Security: The chosen tool should provide a secure solution for data integration, ensuring that sensitive data is protected and secure. It should also handle up-to-date security protocols, ensures encryption of data flows, and have strong support (or community in the case of Open Source) to quickly react in case of 0-day vulnerability typically.

By considering these factors, organizations can choose an open source data integration tool that best fits their specific needs and requirements, ensuring a successful and effective data integration solution.

In the Data Integration Guide book, a method of assessment is provided to help you identify the main features and requirements you need and how to weigh them in order to chose the right solution for your need.

Challenges and Limitations of Open Source Data Integration Tools

While open source data integration tools offer several advantages, they also come with their own set of challenges and limitations.

Open source tools are generally not supported by vendors (even if some provide paid Enterprise support backed by Vendors), which can result in limited or no support for organizations that need help or guidance in using the tool, especially if the community behind the tool is not very active.

Also, Open source data integration tools may not integrate easily with proprietary systems and tools, which can result in additional complexity and effort for organizations that need to integrate their data with these systems. Connectors for proprietary applications like SAP ERP, might not be available. It is key to check, as suggested, to make needed due diligence and identify the required connectors as per your organization information system landscape.

Closing thoughts

If you are starting in Data Integration, testing with an Open Source tool can be a good option. You might adjust later to a more Enterprise compatible approach, by subscribing an Enterprise package (including support, updates, ..) as some vendors have community editions but also Enterprise editions. This is the case for Talend and Mule ESB (Mulesoft / Salesforce) for example.

Note that Open Source does not mean totally free. Open Source might let you spare the license cost, but you still need to handle Hosting Cost and Workforce cost. If you are “starting small” you can also think of EIPaaS (Enterprise Integration Platform as a Service) tools that offer a free tier. In that case you can also spare the related hosting cost, even if such tiers would generally allow few flexibility and capacity (limited number of flows, available connections, number of operations, data transfer bandwidth ..).
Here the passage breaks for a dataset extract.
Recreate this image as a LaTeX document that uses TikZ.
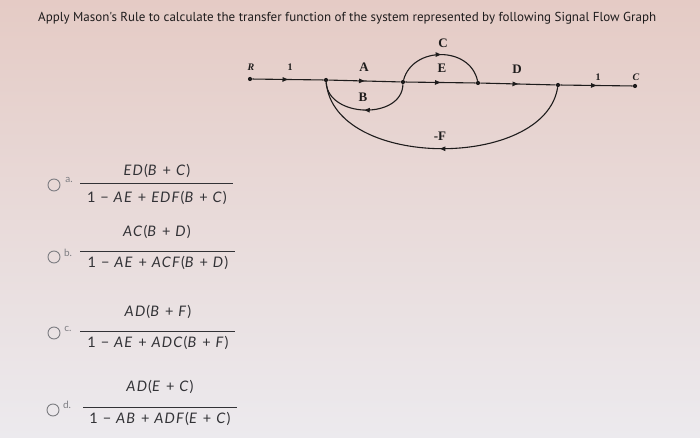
\documentclass[tikz,border=0pt]{standalone}
\usepackage{fontspec}
\setmainfont{Liberation Serif}
\newfontfamily\titlefont{PT Sans}
\newfontfamily\ansfont[LetterSpace=8]{Lato}
\usetikzlibrary{arrows.meta,decorations.markings}

\definecolor{bgtop}{RGB}{229,203,197}
\definecolor{bgbot}{RGB}{236,234,238}
\definecolor{ink}{RGB}{30,28,28}
\definecolor{anstext}{RGB}{50,50,54}
\definecolor{radiogray}{RGB}{125,125,130}

\tikzset{
	dot/.style={circle, fill=ink, inner sep=0pt, minimum size=4.2pt},
	branch/.style={draw=ink, line width=1.1pt},
	midarrow/.style={postaction={decorate}, decoration={markings,
		mark=at position 0.5 with {\arrow{Triangle[length=5.5pt,width=4.5pt]}}}},
	gain/.style={font=\fontsize{13}{15}\selectfont\bfseries, text=ink, inner sep=1pt},
	smallgain/.style={font=\fontsize{10}{12}\selectfont\bfseries, text=ink, inner sep=1pt},
	radiobtn/.style={circle, draw=radiogray, line width=0.9pt, minimum size=12pt, inner sep=0pt},
	optlabel/.style={font=\fontspec{Lato}\fontsize{10}{12}\selectfont, text=radiogray, inner sep=0pt},
	answer/.style={font=\ansfont\fontsize{14.5}{16}\selectfont, text=anstext, inner sep=0pt},
	fracbar/.style={draw=anstext, line width=0.9pt}
}

\begin{document}
\begin{tikzpicture}[x=1pt, y=-1pt]
	\shade[top color=bgtop, bottom color=bgbot] (0,0) rectangle (700,438);
	\useasboundingbox (0,0) rectangle (700,438);

	\node[anchor=west, font=\titlefont\fontsize{13}{15}\selectfont, text=ink, inner sep=0pt] (title) at (38,18)
		{Apply Mason's Rule to calculate the transfer function of the system represented by following Signal Flow Graph};

	% signal flow graph
	\node[dot] (R) at (250,79) {};
	\node[dot] (1) at (326,80) {};
	\node[dot] (2) at (403,82) {};
	\node[dot] (3) at (478,83) {};
	\node[dot] (4) at (558,85) {};
	\node[dot] (Cout) at (635,86) {};

	\draw[branch, midarrow] (R) -- (1);
	\draw[branch, midarrow] (1) -- (2);
	\draw[branch, midarrow] (2) -- (3);
	\draw[branch, midarrow] (3) -- (4);
	\draw[branch, midarrow] (4) -- (Cout);
	\draw[branch, midarrow] (2) .. controls (413,46) and (470,46) .. (3);
	\draw[branch, midarrow] (2) .. controls (402,120) and (328,118) .. (1);
	\draw[branch, midarrow] (4) .. controls (545,170) and (334,170) .. (1);

	\begin{scope}[every node/.append style={gain}]
		\node[smallgain, font=\fontsize{10}{12}\selectfont\bfseries\itshape] (lR) at (251,67) {R};
		\node[smallgain] (l1) at (290,67) {1};
		\node (lA) at (364,67) {A};
		\node (lE) at (442,68) {E};
		\node (lC) at (443,43) {C};
		\node (lD) at (517,69) {D};
		\node[smallgain] (l2) at (598,77) {1};
		\node[smallgain, font=\fontsize{10}{12}\selectfont\bfseries\itshape] (lCout) at (636,77) {C};
		\node (lB) at (363,97) {B};
		\node (lF) at (440,136) {-F};
	\end{scope}

	% answer options
	\node[radiobtn] (ra) at (54,185) {};
	\node[optlabel] (ta) at (69,180) {a.};
	\node[answer] (numa) at (157,171) {\textit{ED}(\textit{B} + \textit{C})};
	\node[answer] (dena) at (157,198) {1 − \textit{AE} + \textit{EDF}(\textit{B} + \textit{C})};
	\draw[fracbar] (80,183) -- (233,183);

	\node[radiobtn] (rb) at (54,257) {};
	\node[optlabel] (tb) at (68,253) {b.};
	\node[answer] (numb) at (157,232) {\textit{AC}(\textit{B} + \textit{D})};
	\node[answer] (denb) at (158,263) {1 − \textit{AE} + \textit{ACF}(\textit{B} + \textit{D})};
	\draw[fracbar] (80,251) -- (235,251);

	\node[radiobtn] (rc) at (54,333) {};
	\node[optlabel] (tc) at (68,329) {c.};
	\node[answer] (numc) at (158,312) {\textit{AD}(\textit{B} + \textit{F})};
	\node[answer] (denc) at (158,343) {1 − \textit{AE} + \textit{ADC}(\textit{B} + \textit{F})};
	\draw[fracbar] (80,331) -- (235,331);

	\node[radiobtn] (rd) at (53,410) {};
	\node[optlabel] (td) at (67,405) {d.};
	\node[answer] (numd) at (160,387) {\textit{AD}(\textit{E} + \textit{C})};
	\node[answer] (dend) at (160,419) {1 − \textit{AB} + \textit{ADF}(\textit{E} + \textit{C})};
	\draw[fracbar] (83,407) -- (237,407);
\end{tikzpicture}
\end{document}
In sum, Open source data integration tools provide a cost-effective, flexible, and secure solution for organizations looking to manage and integrate their data. With the support of a large and active community, open standards, and scalability, open source data integration tools can be a powerful and effective solution for organizations. However, it’s important to note that open source tools can come with their own set of challenges, including limited support, and scalability limitations or absence of connectors with proprietary applications. Organizations should carefully evaluate their specific needs and requirements when selecting an open source data integration tool to ensure they find the best fit for their use case.